Records from a dataset
*-*-*

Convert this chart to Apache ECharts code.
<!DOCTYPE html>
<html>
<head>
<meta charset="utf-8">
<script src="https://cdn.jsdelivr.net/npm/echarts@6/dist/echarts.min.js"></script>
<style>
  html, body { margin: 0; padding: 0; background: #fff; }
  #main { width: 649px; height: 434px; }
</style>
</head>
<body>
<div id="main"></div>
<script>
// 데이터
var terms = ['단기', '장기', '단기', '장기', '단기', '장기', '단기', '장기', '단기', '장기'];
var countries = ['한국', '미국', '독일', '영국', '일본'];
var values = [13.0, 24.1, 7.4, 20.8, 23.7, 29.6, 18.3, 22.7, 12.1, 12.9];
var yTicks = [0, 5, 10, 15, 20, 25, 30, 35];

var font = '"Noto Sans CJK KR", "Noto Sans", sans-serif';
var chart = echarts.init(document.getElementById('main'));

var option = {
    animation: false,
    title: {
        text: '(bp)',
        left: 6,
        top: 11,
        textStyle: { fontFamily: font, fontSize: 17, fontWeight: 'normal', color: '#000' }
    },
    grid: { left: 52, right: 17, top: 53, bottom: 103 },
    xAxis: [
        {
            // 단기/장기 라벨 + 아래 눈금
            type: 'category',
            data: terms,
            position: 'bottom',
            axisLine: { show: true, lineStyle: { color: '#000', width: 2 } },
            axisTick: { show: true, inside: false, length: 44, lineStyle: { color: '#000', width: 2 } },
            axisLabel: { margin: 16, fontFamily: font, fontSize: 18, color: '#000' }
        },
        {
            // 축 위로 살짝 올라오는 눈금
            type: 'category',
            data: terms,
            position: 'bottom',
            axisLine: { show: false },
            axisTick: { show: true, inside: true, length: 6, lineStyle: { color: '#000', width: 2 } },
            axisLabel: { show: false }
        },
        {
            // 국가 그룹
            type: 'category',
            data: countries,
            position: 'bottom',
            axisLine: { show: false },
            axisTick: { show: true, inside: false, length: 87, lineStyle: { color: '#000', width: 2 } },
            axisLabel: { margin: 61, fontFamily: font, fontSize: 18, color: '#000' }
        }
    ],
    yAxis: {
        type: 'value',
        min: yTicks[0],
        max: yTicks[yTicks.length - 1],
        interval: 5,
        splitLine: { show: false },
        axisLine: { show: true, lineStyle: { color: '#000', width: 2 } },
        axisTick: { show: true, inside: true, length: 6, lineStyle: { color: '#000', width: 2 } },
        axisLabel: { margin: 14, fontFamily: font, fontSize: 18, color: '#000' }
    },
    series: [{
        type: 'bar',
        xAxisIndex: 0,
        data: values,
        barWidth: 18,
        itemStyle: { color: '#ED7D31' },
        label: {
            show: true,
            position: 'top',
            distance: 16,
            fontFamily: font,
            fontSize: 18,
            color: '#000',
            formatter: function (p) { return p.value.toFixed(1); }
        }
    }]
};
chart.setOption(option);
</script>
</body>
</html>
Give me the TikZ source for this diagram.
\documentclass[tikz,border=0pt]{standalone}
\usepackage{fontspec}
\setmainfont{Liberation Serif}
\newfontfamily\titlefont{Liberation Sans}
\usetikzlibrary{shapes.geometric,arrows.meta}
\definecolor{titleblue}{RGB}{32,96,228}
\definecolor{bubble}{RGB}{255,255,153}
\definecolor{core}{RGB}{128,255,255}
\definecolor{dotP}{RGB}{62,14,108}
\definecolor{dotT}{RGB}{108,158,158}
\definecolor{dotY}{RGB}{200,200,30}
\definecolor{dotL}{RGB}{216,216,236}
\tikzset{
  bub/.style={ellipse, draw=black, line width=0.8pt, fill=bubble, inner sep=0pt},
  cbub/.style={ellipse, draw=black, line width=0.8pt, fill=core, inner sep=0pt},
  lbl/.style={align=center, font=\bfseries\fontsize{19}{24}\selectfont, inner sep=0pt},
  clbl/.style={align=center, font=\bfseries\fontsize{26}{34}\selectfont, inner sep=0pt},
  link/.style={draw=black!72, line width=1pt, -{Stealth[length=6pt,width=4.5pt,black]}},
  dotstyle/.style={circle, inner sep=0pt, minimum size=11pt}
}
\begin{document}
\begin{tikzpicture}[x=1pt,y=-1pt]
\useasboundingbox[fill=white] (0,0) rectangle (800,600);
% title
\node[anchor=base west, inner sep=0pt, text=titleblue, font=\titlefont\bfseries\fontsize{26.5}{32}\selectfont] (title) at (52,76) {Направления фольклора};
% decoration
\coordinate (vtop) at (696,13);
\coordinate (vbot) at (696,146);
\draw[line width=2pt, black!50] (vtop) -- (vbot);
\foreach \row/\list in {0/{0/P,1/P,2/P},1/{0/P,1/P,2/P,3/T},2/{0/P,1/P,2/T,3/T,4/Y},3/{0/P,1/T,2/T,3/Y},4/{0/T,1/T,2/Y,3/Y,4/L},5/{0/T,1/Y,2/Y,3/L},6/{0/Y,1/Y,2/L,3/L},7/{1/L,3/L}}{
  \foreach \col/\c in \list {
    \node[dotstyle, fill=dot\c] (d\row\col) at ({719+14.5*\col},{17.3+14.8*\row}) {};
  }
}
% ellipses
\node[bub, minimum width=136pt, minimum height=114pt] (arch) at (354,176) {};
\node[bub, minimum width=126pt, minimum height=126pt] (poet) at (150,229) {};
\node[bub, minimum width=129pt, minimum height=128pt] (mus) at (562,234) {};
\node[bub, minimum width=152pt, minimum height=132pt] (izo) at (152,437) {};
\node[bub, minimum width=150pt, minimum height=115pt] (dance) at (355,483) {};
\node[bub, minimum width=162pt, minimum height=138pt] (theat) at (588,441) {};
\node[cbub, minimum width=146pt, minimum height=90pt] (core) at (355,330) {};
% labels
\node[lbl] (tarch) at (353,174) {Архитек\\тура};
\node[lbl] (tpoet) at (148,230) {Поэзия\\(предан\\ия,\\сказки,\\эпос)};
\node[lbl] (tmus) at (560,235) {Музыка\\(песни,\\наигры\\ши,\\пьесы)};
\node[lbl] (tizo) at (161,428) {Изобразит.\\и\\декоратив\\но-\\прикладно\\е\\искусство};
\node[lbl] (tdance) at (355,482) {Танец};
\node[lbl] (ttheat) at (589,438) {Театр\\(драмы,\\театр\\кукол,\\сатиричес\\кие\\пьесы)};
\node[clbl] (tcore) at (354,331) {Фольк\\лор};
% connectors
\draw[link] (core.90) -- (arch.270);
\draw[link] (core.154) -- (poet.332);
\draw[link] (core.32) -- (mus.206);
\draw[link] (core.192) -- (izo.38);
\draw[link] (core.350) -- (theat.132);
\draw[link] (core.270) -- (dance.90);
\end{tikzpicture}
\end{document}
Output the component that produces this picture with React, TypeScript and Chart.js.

*-*-*

#### What needs to be done:
Retype the records above exactly.

#### Answer for the task:
Convert this chart to Apache ECharts code.
<!DOCTYPE html>
<html>
<head>
<meta charset="utf-8">
<script src="https://cdn.jsdelivr.net/npm/echarts@6/dist/echarts.min.js"></script>
<style>
  html, body { margin: 0; padding: 0; background: #fff; }
  #main { width: 649px; height: 434px; }
</style>
</head>
<body>
<div id="main"></div>
<script>
// 데이터
var terms = ['단기', '장기', '단기', '장기', '단기', '장기', '단기', '장기', '단기', '장기'];
var countries = ['한국', '미국', '독일', '영국', '일본'];
var values = [13.0, 24.1, 7.4, 20.8, 23.7, 29.6, 18.3, 22.7, 12.1, 12.9];
var yTicks = [0, 5, 10, 15, 20, 25, 30, 35];

var font = '"Noto Sans CJK KR", "Noto Sans", sans-serif';
var chart = echarts.init(document.getElementById('main'));

var option = {
    animation: false,
    title: {
        text: '(bp)',
        left: 6,
        top: 11,
        textStyle: { fontFamily: font, fontSize: 17, fontWeight: 'normal', color: '#000' }
    },
    grid: { left: 52, right: 17, top: 53, bottom: 103 },
    xAxis: [
        {
            // 단기/장기 라벨 + 아래 눈금
            type: 'category',
            data: terms,
            position: 'bottom',
            axisLine: { show: true, lineStyle: { color: '#000', width: 2 } },
            axisTick: { show: true, inside: false, length: 44, lineStyle: { color: '#000', width: 2 } },
            axisLabel: { margin: 16, fontFamily: font, fontSize: 18, color: '#000' }
        },
        {
            // 축 위로 살짝 올라오는 눈금
            type: 'category',
            data: terms,
            position: 'bottom',
            axisLine: { show: false },
            axisTick: { show: true, inside: true, length: 6, lineStyle: { color: '#000', width: 2 } },
            axisLabel: { show: false }
        },
        {
            // 국가 그룹
            type: 'category',
            data: countries,
            position: 'bottom',
            axisLine: { show: false },
            axisTick: { show: true, inside: false, length: 87, lineStyle: { color: '#000', width: 2 } },
            axisLabel: { margin: 61, fontFamily: font, fontSize: 18, color: '#000' }
        }
    ],
    yAxis: {
        type: 'value',
        min: yTicks[0],
        max: yTicks[yTicks.length - 1],
        interval: 5,
        splitLine: { show: false },
        axisLine: { show: true, lineStyle: { color: '#000', width: 2 } },
        axisTick: { show: true, inside: true, length: 6, lineStyle: { color: '#000', width: 2 } },
        axisLabel: { margin: 14, fontFamily: font, fontSize: 18, color: '#000' }
    },
    series: [{
        type: 'bar',
        xAxisIndex: 0,
        data: values,
        barWidth: 18,
        itemStyle: { color: '#ED7D31' },
        label: {
            show: true,
            position: 'top',
            distance: 16,
            fontFamily: font,
            fontSize: 18,
            color: '#000',
            formatter: function (p) { return p.value.toFixed(1); }
        }
    }]
};
chart.setOption(option);
</script>
</body>
</html>
Give me the TikZ source for this diagram.
\documentclass[tikz,border=0pt]{standalone}
\usepackage{fontspec}
\setmainfont{Liberation Serif}
\newfontfamily\titlefont{Liberation Sans}
\usetikzlibrary{shapes.geometric,arrows.meta}
\definecolor{titleblue}{RGB}{32,96,228}
\definecolor{bubble}{RGB}{255,255,153}
\definecolor{core}{RGB}{128,255,255}
\definecolor{dotP}{RGB}{62,14,108}
\definecolor{dotT}{RGB}{108,158,158}
\definecolor{dotY}{RGB}{200,200,30}
\definecolor{dotL}{RGB}{216,216,236}
\tikzset{
  bub/.style={ellipse, draw=black, line width=0.8pt, fill=bubble, inner sep=0pt},
  cbub/.style={ellipse, draw=black, line width=0.8pt, fill=core, inner sep=0pt},
  lbl/.style={align=center, font=\bfseries\fontsize{19}{24}\selectfont, inner sep=0pt},
  clbl/.style={align=center, font=\bfseries\fontsize{26}{34}\selectfont, inner sep=0pt},
  link/.style={draw=black!72, line width=1pt, -{Stealth[length=6pt,width=4.5pt,black]}},
  dotstyle/.style={circle, inner sep=0pt, minimum size=11pt}
}
\begin{document}
\begin{tikzpicture}[x=1pt,y=-1pt]
\useasboundingbox[fill=white] (0,0) rectangle (800,600);
% title
\node[anchor=base west, inner sep=0pt, text=titleblue, font=\titlefont\bfseries\fontsize{26.5}{32}\selectfont] (title) at (52,76) {Направления фольклора};
% decoration
\coordinate (vtop) at (696,13);
\coordinate (vbot) at (696,146);
\draw[line width=2pt, black!50] (vtop) -- (vbot);
\foreach \row/\list in {0/{0/P,1/P,2/P},1/{0/P,1/P,2/P,3/T},2/{0/P,1/P,2/T,3/T,4/Y},3/{0/P,1/T,2/T,3/Y},4/{0/T,1/T,2/Y,3/Y,4/L},5/{0/T,1/Y,2/Y,3/L},6/{0/Y,1/Y,2/L,3/L},7/{1/L,3/L}}{
  \foreach \col/\c in \list {
    \node[dotstyle, fill=dot\c] (d\row\col) at ({719+14.5*\col},{17.3+14.8*\row}) {};
  }
}
% ellipses
\node[bub, minimum width=136pt, minimum height=114pt] (arch) at (354,176) {};
\node[bub, minimum width=126pt, minimum height=126pt] (poet) at (150,229) {};
\node[bub, minimum width=129pt, minimum height=128pt] (mus) at (562,234) {};
\node[bub, minimum width=152pt, minimum height=132pt] (izo) at (152,437) {};
\node[bub, minimum width=150pt, minimum height=115pt] (dance) at (355,483) {};
\node[bub, minimum width=162pt, minimum height=138pt] (theat) at (588,441) {};
\node[cbub, minimum width=146pt, minimum height=90pt] (core) at (355,330) {};
% labels
\node[lbl] (tarch) at (353,174) {Архитек\\тура};
\node[lbl] (tpoet) at (148,230) {Поэзия\\(предан\\ия,\\сказки,\\эпос)};
\node[lbl] (tmus) at (560,235) {Музыка\\(песни,\\наигры\\ши,\\пьесы)};
\node[lbl] (tizo) at (161,428) {Изобразит.\\и\\декоратив\\но-\\прикладно\\е\\искусство};
\node[lbl] (tdance) at (355,482) {Танец};
\node[lbl] (ttheat) at (589,438) {Театр\\(драмы,\\театр\\кукол,\\сатиричес\\кие\\пьесы)};
\node[clbl] (tcore) at (354,331) {Фольк\\лор};
% connectors
\draw[link] (core.90) -- (arch.270);
\draw[link] (core.154) -- (poet.332);
\draw[link] (core.32) -- (mus.206);
\draw[link] (core.192) -- (izo.38);
\draw[link] (core.350) -- (theat.132);
\draw[link] (core.270) -- (dance.90);
\end{tikzpicture}
\end{document}
Output the component that produces this picture with React, TypeScript and Chart.js.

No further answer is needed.